### Problem statement
The lines to be extracted run from the start of the listing through the line containing "Chart.register(...registerables);"; copy them exactly and nothing else.

### Data extracted from a collection

+---+

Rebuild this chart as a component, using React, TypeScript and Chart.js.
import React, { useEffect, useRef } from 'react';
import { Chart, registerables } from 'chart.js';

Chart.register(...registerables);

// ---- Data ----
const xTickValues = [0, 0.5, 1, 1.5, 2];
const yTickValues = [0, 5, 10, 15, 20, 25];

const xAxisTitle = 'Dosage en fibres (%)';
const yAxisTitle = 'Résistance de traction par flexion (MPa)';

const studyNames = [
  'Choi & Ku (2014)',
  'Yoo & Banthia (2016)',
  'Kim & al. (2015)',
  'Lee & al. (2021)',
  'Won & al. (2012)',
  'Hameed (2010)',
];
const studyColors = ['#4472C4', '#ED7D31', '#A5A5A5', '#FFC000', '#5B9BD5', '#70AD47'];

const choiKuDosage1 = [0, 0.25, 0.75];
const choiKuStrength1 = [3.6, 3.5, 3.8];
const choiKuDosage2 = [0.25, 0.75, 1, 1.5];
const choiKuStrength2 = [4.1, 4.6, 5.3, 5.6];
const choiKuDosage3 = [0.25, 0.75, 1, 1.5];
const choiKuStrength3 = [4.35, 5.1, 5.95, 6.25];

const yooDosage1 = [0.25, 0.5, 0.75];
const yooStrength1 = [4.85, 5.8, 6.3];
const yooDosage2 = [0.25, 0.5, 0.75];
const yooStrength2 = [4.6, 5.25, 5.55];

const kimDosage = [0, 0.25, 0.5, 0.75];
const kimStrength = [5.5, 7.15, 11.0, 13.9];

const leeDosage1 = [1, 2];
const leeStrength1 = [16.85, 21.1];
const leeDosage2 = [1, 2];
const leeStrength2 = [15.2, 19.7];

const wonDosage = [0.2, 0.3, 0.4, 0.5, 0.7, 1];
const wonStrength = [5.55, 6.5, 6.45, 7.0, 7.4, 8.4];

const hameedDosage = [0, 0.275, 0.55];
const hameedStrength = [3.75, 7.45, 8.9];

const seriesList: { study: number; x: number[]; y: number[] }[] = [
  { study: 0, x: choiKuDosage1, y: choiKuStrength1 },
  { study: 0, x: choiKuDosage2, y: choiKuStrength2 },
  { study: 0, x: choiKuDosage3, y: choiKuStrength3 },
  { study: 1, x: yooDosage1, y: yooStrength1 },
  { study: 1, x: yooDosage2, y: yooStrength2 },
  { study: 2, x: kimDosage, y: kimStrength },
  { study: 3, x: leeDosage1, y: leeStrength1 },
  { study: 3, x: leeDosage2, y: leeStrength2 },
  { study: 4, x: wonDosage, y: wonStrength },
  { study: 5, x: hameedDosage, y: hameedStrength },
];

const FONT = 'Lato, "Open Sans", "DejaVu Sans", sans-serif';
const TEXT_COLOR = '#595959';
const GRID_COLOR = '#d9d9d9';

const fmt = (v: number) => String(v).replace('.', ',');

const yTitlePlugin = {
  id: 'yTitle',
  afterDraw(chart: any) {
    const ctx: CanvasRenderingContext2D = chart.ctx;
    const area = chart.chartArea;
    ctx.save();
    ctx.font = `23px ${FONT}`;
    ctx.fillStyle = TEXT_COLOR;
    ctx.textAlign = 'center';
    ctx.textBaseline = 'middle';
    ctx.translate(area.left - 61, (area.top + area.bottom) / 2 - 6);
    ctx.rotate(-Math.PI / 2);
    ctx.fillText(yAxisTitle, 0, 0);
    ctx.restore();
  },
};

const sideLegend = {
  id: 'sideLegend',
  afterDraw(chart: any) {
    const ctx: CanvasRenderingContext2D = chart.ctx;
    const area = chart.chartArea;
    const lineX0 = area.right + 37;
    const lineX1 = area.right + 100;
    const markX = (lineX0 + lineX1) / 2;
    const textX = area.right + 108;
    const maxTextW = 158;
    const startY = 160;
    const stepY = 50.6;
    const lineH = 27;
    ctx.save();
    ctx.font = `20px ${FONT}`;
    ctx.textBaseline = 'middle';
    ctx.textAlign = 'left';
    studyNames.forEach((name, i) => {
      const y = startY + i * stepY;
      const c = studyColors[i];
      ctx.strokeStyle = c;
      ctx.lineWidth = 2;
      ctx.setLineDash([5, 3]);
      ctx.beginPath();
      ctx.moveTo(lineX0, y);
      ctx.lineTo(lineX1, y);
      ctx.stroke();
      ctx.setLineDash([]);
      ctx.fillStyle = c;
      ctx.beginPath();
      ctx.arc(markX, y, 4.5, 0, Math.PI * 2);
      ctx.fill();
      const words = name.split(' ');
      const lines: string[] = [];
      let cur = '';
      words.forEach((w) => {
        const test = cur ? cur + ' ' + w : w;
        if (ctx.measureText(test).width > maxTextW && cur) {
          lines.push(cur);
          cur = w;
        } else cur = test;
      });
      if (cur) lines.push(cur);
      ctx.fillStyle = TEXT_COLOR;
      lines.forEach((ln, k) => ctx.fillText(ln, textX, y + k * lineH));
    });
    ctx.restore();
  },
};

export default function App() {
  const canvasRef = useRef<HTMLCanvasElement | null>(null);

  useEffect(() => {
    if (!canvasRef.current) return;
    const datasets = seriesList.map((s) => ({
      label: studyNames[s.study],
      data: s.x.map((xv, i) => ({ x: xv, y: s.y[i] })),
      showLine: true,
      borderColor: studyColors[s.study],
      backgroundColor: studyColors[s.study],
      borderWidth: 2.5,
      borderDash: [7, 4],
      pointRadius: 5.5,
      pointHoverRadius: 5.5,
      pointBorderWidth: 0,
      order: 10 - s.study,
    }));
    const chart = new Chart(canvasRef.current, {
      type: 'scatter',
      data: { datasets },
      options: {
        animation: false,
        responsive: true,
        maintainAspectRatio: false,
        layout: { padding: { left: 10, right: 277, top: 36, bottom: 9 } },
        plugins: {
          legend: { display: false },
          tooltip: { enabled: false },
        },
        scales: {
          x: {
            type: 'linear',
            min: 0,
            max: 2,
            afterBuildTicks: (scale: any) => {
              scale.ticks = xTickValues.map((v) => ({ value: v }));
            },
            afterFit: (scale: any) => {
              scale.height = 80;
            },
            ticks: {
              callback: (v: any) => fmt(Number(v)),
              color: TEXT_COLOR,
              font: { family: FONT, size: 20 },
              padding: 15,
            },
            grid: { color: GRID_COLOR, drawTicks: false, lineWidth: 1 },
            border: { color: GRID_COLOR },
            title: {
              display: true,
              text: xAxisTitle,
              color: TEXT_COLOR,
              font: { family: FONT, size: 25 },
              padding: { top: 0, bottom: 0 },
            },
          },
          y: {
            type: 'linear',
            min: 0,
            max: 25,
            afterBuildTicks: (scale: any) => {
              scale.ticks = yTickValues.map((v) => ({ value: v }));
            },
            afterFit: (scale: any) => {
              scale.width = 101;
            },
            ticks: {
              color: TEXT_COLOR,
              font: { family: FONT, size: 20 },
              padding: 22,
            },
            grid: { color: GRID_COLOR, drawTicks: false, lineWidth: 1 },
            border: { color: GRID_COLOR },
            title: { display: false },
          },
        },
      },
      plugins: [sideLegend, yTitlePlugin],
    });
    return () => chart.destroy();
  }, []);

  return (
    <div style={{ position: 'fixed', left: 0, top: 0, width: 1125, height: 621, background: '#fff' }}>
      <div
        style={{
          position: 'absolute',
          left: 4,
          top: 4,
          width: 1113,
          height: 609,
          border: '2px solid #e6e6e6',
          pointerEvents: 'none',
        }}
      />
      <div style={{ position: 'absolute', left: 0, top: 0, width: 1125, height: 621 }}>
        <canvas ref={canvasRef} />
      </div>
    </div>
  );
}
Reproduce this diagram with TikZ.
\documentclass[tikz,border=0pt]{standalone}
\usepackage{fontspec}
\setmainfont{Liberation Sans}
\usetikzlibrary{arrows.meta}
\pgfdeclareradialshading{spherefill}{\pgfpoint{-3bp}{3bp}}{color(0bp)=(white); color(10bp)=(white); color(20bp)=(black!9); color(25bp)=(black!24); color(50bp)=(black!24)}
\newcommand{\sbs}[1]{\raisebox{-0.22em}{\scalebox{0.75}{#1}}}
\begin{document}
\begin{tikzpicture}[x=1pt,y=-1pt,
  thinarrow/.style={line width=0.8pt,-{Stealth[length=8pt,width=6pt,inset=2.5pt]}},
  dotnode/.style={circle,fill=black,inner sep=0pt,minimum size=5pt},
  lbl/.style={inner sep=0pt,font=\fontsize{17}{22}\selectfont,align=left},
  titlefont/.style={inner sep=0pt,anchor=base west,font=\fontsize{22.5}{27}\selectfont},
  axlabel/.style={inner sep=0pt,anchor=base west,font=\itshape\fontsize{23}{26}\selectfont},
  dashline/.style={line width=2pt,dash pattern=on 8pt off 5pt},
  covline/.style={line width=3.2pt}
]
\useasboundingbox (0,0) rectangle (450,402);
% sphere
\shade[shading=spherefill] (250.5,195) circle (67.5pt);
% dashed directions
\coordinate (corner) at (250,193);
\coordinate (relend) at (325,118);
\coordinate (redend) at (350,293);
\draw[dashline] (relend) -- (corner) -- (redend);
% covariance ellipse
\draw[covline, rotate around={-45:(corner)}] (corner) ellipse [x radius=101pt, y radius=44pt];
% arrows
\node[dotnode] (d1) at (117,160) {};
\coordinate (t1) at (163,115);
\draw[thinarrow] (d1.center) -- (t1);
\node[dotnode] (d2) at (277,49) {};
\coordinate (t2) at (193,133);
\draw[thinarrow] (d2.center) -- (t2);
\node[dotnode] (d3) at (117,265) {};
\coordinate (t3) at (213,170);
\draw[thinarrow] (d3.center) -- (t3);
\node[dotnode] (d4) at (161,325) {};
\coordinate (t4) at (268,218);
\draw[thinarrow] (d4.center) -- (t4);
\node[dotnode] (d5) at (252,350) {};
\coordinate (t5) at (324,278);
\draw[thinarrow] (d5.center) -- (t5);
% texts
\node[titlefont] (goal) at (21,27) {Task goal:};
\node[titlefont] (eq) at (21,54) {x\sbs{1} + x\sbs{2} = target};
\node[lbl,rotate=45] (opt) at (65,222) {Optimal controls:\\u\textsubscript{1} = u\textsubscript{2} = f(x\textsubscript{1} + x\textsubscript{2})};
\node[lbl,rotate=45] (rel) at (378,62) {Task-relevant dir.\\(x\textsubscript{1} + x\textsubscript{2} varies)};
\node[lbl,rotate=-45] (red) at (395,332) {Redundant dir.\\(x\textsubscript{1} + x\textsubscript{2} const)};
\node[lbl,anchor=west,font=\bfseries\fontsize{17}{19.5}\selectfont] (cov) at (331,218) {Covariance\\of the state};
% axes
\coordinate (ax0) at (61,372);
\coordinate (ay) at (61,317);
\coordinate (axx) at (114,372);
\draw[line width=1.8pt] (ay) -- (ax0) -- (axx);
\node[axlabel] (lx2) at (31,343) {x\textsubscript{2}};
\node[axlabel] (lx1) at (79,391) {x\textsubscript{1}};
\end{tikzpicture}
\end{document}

+---+

### Finished answer
Rebuild this chart as a component, using React, TypeScript and Chart.js.
import React, { useEffect, useRef } from 'react';
import { Chart, registerables } from 'chart.js';

Chart.register(...registerables);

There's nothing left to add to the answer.